Amanda Weidman- Media in South India

Weidman, A. (2010). Sound and the City: Mimicry and Media in South India. Journal of Linguistic Anthropology, 20: 294–313.

295- Claims to the transparency, neutrality, or immediacy of a medium are always related to particular groups’ desire for or consolidation of power, often through the production of stereotypes about other groups…The frequent plays on linguistic difference and misunderstanding in these recorded vikatams reflect the centrality of language to notions of ethnic and racial identity, as well as cultural and class distinction.

Technological media play an active role in shaping which voices are heard and how. Continuing the process of objectification, recordings intro- duce the possibility of both repeatability and intimacy, a dwelling on the sounds and qualities of the voices through repeated listening in the context of one’s own home.

309- although the gramophone in India was on its surface divorced from politics in the direct sense, it nevertheless served the sociopolitical project of furthering class distinctions, particularly through distinctions in spoken language. Throughout this article, I have been concerned with what Brian Larkin describes as the “double function” of technology: not only its technical function and but its “ideological mode of address,” through which it recruits people as specific sorts of subjects (2008:43). The gramophone’s technical function of reproducing sound was paired in this case with the social function of hailing listeners as middle class subjects. Central to the development of the ideological mode of address that Larkin discusses are media ideologies, ideas about how particular media work and what they are good for. The definition of the gramophone as an entertainment medium determined how the voices reproduced by it would be heard: as nonstandard and non-middle class.
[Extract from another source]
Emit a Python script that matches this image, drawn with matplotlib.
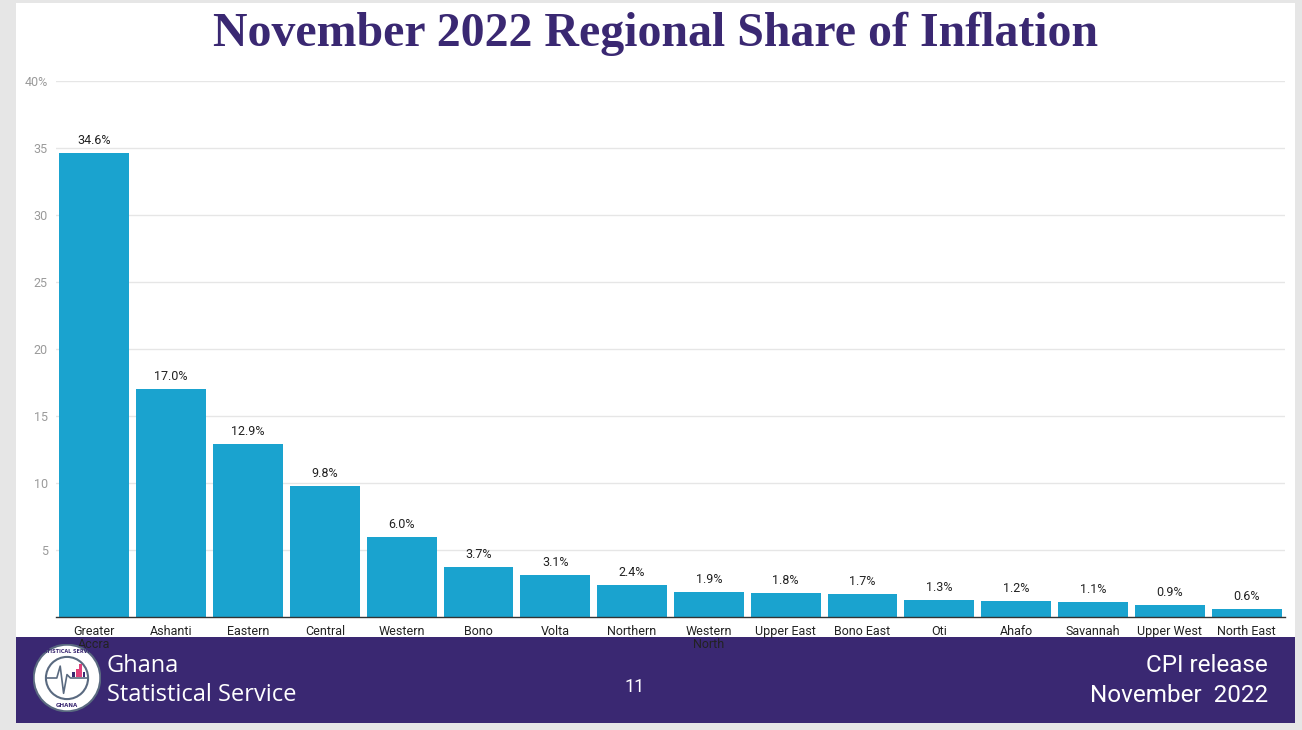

Milton Singer and Cultural Performance

Singer, M. (1972). When a Great Tradition Modernizes: An Anthropological Approach to Modern Civilization. New York, Washington, London: Praeger Publishers.

In this collection, Milton Singer proposed the theory of cultural performance and how it referred to a unit of analysis to circumscribe “plays, concerts, and lectures . . . but also prayers, ritual readings and recitations, rites and ceremonies, festivals, and all those things we usually classify under religion and ritual rather than with the cultural and artistic” (p. 71).

Throughout the book, Singer is writing against the Western ethnocentrism that had taken over analytical thought. Cultures, people, practices were all being compared with Western lens. Singer often repeats the advice to “look at another culture in its own terms” (3). India was his field site and quite a useful one for wrestling ethnocentrism. Singer historizes the different ways the Western gaze has thought about India and how that has informed policies and cultural reflections (20-25).

40-41: this shift to considering culture on its own terms is a way of circumventing ascribed terms and organization from the West.

Great traditions represent a formalized, complex set of values (e.g. orthodox, mainstream religions) with historical appeal. Little traditions are local, often peasant-based, oral, and informal. Great tradition Hinduism would constitute a primary civilization by contrast with other great traditions such as Spanish Catholicism in Latin America. A Little Tradition is one that grows within the primary civilization. It is the outcome of the largely unreflective mass of people and keeps going in the lives of people through oral transmission. “[A] Great Tradition implies that it is a learned and literate tradition, preserving and developing the dominant systems of thought and value of a civilization” (55).

71- “As I observed the range of cultural performances…it seemed to me that my Indian friends…thought of their culture as encapsulated in these discrete performances, which they could exhibit to visitors and to themselves. The performances became for me the elementary constituents of the culture and the ultimate units of observation.”

This shift in analysis helped Singer identify the cultural stage, cultural specialists, the social organization of culture, and cultural media (72-77). Revivals of cultural performances are reflections of changes in “cultural policy, cultural leadership, and organization” (144). These changes inform what is proper and improper behavior.

“In India, religion includes culture and culture includes religion” (148). Cultural performance then became a useful way for Singer to observe and study religion and culture at the same time. From 162-185, Singer dissects music, films, and dance performances within Indian culture. He concludes that “Little and Great Traditions are not neatly differentiated along a village-urban axis. Both kinds of tradition are found in villages and in the city in different forms.” (185). Cultural change then is really a shift in values (187).

Still, Singer battles the modern vs. traditional dichotomy that exists in academia at the time. Cultural change is associated with temporal measurements that get associated with being modern or traditional. To circumvent this, Singer suggests contextualizing the cultural performance. For example, “the processes of Sanskritization and de-Sanskritization involve, in other words, an essential reference to a particular set of cultural norms or values, which takes us beyond the temporal dimension, linear or cyclical.  Since these norms will vary for different groups and change over time for the same group, it is necessary in analyzing such processes to specify both the group and the time during which the norms in question prevail” (194).

The other big takeaway from Singer is how he debunks the idea that India can never be economically/industrially modern because of the country’s ties to religion and tradition. Singer finds this to be an incorrect assumption and argues that new inventions actually just go through a series of localized, cultural tests to find its place in society (399). Moreover, traditional cultural practices get modernize and refashioned to meet new needs of society (400).